If Sanders can raise the money and hire the staff to build a credible national campaign for Super Tuesday, then he’ll still face a seasoned Clinton with a fresh memory of her past mistakes. He’ll have to match Obama’s flawless performance against an opponent who knows the moves, and is ready to meet them. And in that, she’ll be backed by the bulk of the Democratic Party. Not only does Clinton have the most major endorsements of anyone in the race, by far, but Sanders can’t catch up; even with every remaining governor, senator, and representative, Sanders would still be behind in the all-important endorsement primary.
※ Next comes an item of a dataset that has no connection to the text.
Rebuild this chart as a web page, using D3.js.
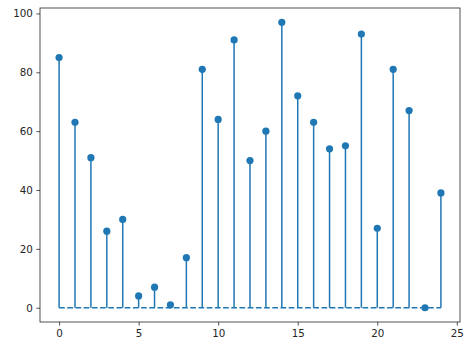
<!DOCTYPE html>
<html>
<head>
<meta charset="utf-8">
<script src="https://cdn.jsdelivr.net/npm/d3@7"></script>
<style>
  body { margin: 0; background: #fff; }
  svg { display: block; }
  .tick text { font-family: "DejaVu Sans", sans-serif; font-size: 10.3px; fill: #262626; }
</style>
</head>
<body>
<div id="chart"></div>
<script>
var width = 474, height = 351;
var margin = {top: 8, right: 14, bottom: 29, left: 40};

var xs = d3.range(0, 25);
var values = [85, 63, 51, 26, 30, 4, 7, 1, 17, 81, 64, 91, 50, 60, 97, 72, 63, 54, 55, 93, 27, 81, 67, 0, 39];
var xTicks = [0, 5, 10, 15, 20, 25];
var yTicks = [0, 20, 40, 60, 80, 100];

var color = "#1f77b4";

var svg = d3.select("#chart").append("svg")
  .attr("width", width)
  .attr("height", height);

var x = d3.scaleLinear()
  .domain([-1.2, 25.2])
  .range([margin.left, width - margin.right]);

var y = d3.scaleLinear()
  .domain([-4.85, 101.85])
  .range([height - margin.bottom, margin.top]);

// stems
svg.selectAll(".stem")
  .data(xs)
  .enter().append("line")
    .attr("class", "stem")
    .attr("x1", function(d) { return x(d); })
    .attr("x2", function(d) { return x(d); })
    .attr("y1", y(0))
    .attr("y2", function(d, i) { return y(values[i]); })
    .attr("stroke", color)
    .attr("stroke-width", 1.5);

// baseline
svg.append("line")
  .attr("x1", x(d3.min(xs)))
  .attr("x2", x(d3.max(xs)))
  .attr("y1", y(0))
  .attr("y2", y(0))
  .attr("stroke", color)
  .attr("stroke-width", 1.5)
  .attr("stroke-dasharray", "5.7,2.5");

// markers
svg.selectAll(".dot")
  .data(xs)
  .enter().append("circle")
    .attr("class", "dot")
    .attr("cx", function(d) { return x(d); })
    .attr("cy", function(d, i) { return y(values[i]); })
    .attr("r", 3.6)
    .attr("fill", color);

// axes
var xAxis = svg.append("g")
  .attr("transform", "translate(0," + (height - margin.bottom) + ")")
  .call(d3.axisBottom(x).tickValues(xTicks).tickSize(3.6).tickPadding(3.6));

var yAxis = svg.append("g")
  .attr("transform", "translate(" + margin.left + ",0)")
  .call(d3.axisLeft(y).tickValues(yTicks).tickSize(3.6).tickPadding(3.6));

[xAxis, yAxis].forEach(function(g) {
  g.select(".domain").remove();
  g.selectAll(".tick line").attr("stroke", "#262626").attr("stroke-width", 0.8);
});

// frame
svg.append("rect")
  .attr("x", margin.left)
  .attr("y", margin.top)
  .attr("width", width - margin.left - margin.right)
  .attr("height", height - margin.top - margin.bottom)
  .attr("fill", "none")
  .attr("stroke", "#262626")
  .attr("stroke-width", 0.8);
</script>
</body>
</html>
There’s no doubt that Sanders is a viable presidential candidate, but his barriers to winning are almost insurmountable. And not all of that is Clinton. If Clinton were to leave the race—imagine an indictment for purposefully sharing classified information over unsecured email—Sanders wouldn’t benefit. He’s just too out of the mainstream, and the Democratic Party—seeking a consensus candidate—would just find someone else from the center of the coalition, whether that’s Martin O’Malley or Vice President Joe Biden or a figure who isn’t even on the radar.
To repeat a point, the presidential primary isn’t a popularity contest, and winning takes more than money or enthusiasm or party support or a smart campaign. It takes all of it, plus all the luck you’ll ever have in your life. Bernie Sanders is a good candidate. But good isn’t great enough to win.